## Begin RECORDS FOR THIS EXERCISE

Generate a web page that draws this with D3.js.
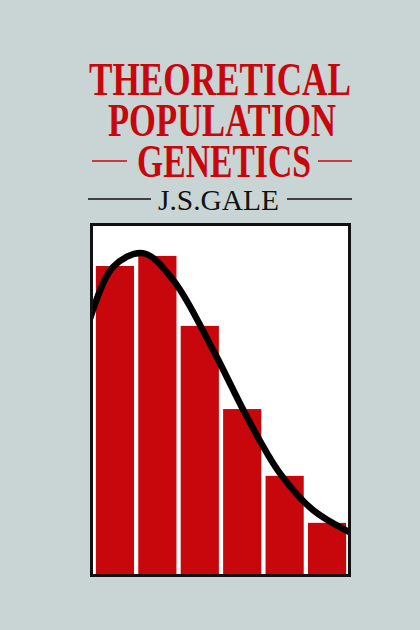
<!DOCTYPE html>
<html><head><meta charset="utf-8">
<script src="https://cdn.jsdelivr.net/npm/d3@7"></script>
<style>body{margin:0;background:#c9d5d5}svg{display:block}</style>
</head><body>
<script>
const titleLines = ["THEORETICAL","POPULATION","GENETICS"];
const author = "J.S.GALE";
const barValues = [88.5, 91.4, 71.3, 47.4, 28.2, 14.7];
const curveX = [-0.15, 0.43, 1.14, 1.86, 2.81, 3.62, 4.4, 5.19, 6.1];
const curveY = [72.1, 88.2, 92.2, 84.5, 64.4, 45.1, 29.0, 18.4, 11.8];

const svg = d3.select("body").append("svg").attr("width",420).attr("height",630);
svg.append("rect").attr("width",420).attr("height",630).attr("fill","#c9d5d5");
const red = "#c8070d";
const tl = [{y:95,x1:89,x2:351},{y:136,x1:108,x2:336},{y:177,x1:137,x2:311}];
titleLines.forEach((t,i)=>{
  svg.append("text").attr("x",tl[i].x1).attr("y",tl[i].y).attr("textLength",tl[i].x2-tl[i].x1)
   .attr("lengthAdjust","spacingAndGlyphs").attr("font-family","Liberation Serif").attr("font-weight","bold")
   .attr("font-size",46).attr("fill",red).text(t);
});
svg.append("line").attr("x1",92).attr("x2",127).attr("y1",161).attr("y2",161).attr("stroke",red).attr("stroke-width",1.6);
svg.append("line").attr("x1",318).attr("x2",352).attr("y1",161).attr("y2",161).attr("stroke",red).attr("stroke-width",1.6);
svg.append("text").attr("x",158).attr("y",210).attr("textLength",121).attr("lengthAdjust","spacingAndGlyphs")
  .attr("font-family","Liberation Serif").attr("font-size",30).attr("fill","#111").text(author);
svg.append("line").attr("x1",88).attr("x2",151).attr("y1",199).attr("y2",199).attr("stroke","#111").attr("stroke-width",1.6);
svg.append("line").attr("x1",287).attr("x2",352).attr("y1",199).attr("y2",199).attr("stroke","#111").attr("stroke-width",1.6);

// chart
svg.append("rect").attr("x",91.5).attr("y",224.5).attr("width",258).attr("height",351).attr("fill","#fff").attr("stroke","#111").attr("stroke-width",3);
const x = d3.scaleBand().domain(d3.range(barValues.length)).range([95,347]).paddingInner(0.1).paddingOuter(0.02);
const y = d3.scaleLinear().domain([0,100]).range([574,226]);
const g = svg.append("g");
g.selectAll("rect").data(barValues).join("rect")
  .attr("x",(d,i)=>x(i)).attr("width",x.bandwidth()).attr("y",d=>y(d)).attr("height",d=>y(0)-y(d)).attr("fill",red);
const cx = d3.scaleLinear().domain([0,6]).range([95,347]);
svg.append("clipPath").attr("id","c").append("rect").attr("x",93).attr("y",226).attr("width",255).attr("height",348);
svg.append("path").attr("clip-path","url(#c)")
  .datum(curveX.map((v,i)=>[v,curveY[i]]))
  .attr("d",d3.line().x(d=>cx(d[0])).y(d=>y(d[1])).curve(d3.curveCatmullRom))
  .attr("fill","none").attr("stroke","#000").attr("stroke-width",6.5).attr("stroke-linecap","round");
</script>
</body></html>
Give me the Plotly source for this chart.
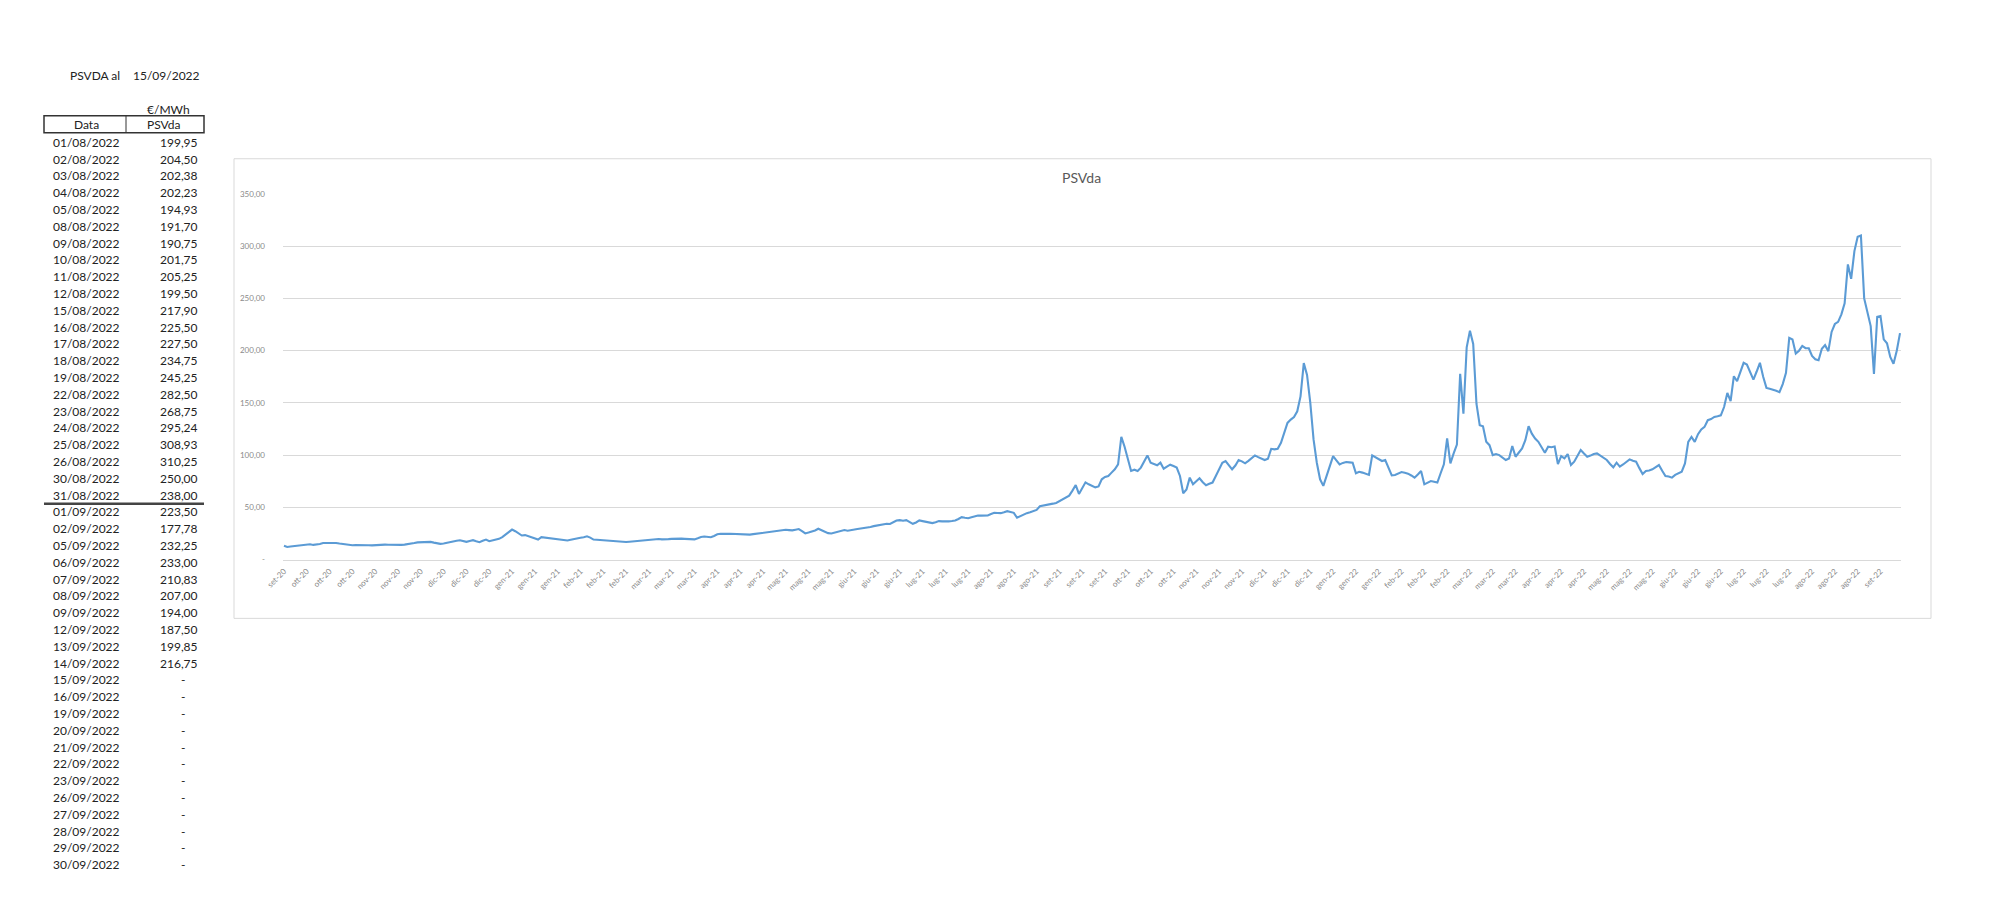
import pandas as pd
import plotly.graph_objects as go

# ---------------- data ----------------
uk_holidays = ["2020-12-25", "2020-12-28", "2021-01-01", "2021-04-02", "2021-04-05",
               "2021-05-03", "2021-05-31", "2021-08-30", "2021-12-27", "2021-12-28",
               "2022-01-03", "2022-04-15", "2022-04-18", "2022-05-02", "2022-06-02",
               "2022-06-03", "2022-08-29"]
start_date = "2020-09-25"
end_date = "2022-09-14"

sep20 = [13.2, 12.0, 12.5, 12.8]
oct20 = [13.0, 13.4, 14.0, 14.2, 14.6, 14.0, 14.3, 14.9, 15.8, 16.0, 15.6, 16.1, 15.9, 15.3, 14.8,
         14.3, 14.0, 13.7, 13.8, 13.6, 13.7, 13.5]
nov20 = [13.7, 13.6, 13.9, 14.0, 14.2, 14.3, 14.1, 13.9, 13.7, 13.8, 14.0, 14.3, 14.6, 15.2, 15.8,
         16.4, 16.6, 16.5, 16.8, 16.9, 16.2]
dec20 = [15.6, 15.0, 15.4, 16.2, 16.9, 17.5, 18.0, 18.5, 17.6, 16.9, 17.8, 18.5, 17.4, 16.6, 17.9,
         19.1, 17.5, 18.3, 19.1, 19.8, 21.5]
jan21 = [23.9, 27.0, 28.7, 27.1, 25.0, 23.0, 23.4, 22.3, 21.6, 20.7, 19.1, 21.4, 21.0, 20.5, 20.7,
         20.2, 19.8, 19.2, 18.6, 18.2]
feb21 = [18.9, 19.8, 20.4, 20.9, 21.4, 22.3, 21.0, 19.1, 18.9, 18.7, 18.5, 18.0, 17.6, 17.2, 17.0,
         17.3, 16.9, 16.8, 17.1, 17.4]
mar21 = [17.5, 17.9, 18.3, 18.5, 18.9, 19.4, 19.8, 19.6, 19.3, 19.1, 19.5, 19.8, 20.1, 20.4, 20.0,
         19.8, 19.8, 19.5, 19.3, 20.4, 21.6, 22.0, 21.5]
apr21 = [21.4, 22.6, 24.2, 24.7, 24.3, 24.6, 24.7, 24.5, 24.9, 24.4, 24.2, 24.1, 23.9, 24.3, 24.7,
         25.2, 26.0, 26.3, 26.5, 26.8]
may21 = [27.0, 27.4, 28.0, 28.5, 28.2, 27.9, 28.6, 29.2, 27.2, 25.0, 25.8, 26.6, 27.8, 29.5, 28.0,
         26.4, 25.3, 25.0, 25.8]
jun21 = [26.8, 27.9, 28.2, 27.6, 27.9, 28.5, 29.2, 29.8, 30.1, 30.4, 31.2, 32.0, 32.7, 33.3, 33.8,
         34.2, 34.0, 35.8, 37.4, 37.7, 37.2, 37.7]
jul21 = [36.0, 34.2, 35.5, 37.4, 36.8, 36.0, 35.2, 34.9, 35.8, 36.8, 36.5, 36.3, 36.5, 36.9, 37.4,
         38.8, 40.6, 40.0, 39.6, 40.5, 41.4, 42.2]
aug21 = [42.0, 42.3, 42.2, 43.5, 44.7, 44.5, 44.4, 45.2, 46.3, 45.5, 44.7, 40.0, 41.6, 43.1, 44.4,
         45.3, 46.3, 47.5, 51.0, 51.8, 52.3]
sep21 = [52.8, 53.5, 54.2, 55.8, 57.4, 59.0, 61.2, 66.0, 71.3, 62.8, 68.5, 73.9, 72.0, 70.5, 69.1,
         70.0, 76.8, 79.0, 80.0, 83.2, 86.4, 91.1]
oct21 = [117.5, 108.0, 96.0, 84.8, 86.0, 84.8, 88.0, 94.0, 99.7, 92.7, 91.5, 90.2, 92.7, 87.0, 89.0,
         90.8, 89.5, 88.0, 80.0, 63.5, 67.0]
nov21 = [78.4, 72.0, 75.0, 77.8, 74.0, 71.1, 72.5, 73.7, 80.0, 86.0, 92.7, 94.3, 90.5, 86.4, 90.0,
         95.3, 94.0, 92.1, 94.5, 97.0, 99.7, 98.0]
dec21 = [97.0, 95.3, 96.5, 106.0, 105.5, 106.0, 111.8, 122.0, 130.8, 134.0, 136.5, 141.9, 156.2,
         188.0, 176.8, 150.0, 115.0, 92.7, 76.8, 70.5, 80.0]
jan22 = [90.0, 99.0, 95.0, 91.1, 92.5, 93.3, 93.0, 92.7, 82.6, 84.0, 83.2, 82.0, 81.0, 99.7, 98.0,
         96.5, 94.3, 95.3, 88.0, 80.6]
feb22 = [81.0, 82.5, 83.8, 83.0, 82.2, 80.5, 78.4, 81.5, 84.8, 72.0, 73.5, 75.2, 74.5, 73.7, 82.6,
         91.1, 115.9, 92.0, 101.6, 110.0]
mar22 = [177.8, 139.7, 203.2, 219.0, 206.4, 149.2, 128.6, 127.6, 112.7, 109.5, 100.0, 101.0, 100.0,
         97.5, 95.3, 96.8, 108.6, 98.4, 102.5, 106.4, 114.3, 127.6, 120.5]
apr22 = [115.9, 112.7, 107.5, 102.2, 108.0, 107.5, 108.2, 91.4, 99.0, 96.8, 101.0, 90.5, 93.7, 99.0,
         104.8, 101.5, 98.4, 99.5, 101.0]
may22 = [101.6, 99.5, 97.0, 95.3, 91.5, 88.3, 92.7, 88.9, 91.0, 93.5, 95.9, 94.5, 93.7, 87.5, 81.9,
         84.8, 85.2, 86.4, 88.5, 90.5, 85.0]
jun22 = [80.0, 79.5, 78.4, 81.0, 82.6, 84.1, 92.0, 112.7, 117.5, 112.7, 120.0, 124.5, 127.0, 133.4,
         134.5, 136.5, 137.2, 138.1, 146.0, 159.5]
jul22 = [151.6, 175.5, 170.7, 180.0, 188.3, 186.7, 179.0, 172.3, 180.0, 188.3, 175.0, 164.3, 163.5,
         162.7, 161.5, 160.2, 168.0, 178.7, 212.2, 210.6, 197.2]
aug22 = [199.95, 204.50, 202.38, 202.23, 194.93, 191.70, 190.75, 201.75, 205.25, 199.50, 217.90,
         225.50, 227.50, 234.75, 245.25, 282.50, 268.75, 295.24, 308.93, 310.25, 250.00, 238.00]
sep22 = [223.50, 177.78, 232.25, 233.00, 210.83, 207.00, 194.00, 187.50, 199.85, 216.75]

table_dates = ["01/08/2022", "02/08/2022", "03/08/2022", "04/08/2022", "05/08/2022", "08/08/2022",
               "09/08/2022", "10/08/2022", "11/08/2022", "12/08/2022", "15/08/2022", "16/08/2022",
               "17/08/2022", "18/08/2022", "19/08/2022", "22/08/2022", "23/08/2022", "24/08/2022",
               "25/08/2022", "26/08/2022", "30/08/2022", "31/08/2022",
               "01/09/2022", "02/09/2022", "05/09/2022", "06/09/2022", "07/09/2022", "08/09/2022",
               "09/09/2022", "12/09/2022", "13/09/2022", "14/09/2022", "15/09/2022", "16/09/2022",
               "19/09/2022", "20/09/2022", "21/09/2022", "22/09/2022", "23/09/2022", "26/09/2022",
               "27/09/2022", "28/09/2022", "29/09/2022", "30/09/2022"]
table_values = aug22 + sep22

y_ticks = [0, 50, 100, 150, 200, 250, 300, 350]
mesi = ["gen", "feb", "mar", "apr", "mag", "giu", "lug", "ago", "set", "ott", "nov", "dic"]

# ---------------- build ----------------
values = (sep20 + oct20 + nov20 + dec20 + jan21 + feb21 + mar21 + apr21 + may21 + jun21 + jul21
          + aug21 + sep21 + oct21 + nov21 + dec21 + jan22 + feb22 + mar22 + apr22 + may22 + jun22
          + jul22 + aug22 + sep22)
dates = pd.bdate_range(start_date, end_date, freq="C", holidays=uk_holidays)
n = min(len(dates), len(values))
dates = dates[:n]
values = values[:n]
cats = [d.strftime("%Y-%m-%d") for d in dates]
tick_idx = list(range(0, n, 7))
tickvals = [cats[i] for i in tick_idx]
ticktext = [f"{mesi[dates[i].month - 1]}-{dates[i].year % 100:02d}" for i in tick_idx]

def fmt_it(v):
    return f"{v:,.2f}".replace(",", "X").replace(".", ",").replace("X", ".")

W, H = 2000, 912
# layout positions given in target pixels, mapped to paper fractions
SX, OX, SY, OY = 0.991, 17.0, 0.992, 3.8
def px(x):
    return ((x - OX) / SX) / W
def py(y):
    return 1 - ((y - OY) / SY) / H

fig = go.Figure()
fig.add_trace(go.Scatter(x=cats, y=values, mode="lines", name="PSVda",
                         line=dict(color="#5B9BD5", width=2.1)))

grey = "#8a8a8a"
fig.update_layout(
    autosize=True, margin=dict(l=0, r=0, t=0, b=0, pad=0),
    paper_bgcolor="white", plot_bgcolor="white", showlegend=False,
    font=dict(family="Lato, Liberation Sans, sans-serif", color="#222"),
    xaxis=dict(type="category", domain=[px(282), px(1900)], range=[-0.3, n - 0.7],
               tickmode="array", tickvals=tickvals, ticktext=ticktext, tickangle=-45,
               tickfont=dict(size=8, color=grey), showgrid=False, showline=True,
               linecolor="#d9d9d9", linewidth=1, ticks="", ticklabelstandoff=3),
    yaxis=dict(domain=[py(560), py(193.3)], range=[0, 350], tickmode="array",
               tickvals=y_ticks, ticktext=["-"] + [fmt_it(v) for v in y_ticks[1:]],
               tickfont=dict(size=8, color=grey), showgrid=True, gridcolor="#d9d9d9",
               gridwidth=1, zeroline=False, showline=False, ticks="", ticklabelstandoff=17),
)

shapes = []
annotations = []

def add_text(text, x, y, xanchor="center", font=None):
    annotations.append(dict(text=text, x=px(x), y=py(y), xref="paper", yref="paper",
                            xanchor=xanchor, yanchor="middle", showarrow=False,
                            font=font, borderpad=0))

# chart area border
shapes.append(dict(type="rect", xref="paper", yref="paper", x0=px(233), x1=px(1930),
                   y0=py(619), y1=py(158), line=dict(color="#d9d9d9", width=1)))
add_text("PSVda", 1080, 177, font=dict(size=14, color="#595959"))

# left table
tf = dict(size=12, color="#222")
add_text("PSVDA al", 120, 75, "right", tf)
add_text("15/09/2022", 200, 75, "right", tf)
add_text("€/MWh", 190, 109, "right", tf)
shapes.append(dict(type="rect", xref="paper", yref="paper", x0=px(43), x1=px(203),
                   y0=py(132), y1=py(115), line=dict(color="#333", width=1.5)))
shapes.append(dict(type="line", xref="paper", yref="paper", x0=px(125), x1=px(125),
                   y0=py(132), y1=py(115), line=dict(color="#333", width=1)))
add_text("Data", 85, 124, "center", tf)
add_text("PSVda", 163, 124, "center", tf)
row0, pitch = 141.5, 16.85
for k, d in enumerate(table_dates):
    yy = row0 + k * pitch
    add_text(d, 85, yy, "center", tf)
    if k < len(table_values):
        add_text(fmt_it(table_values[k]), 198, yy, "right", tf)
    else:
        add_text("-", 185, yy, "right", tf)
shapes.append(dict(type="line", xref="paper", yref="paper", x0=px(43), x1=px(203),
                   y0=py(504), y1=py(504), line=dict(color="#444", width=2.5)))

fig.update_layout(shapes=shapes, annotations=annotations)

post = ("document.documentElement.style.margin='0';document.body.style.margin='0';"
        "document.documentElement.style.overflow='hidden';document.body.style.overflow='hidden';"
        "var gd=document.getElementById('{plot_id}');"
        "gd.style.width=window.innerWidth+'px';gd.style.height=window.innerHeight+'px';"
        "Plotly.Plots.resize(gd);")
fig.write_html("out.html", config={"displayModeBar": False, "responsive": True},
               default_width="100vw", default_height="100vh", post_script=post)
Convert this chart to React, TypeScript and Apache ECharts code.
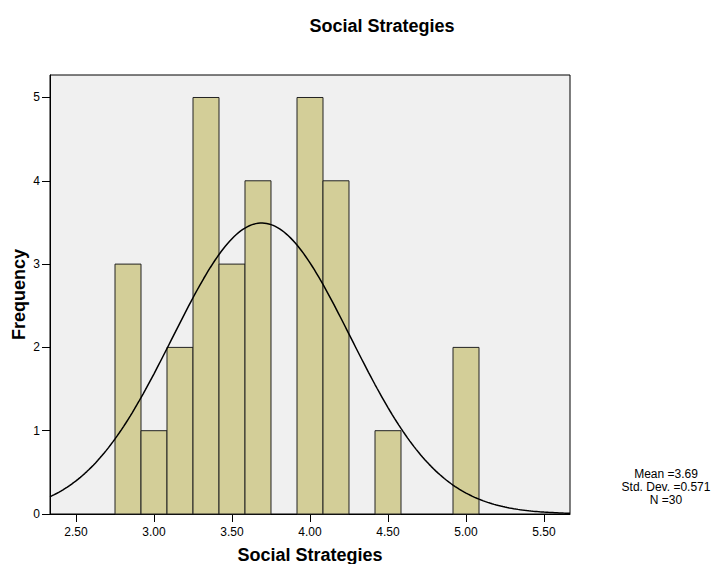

## End RECORDS FOR THIS EXERCISE

### [REQUIRED WORK]
Using the entries above, write out exactly the lines from the one with "Give me the Plotly source for this chart." through the one with "import plotly.graph_objects as go", ends included. Leave out any pictures.

### [RESPONSE]
Give me the Plotly source for this chart.
import pandas as pd
import plotly.graph_objects as go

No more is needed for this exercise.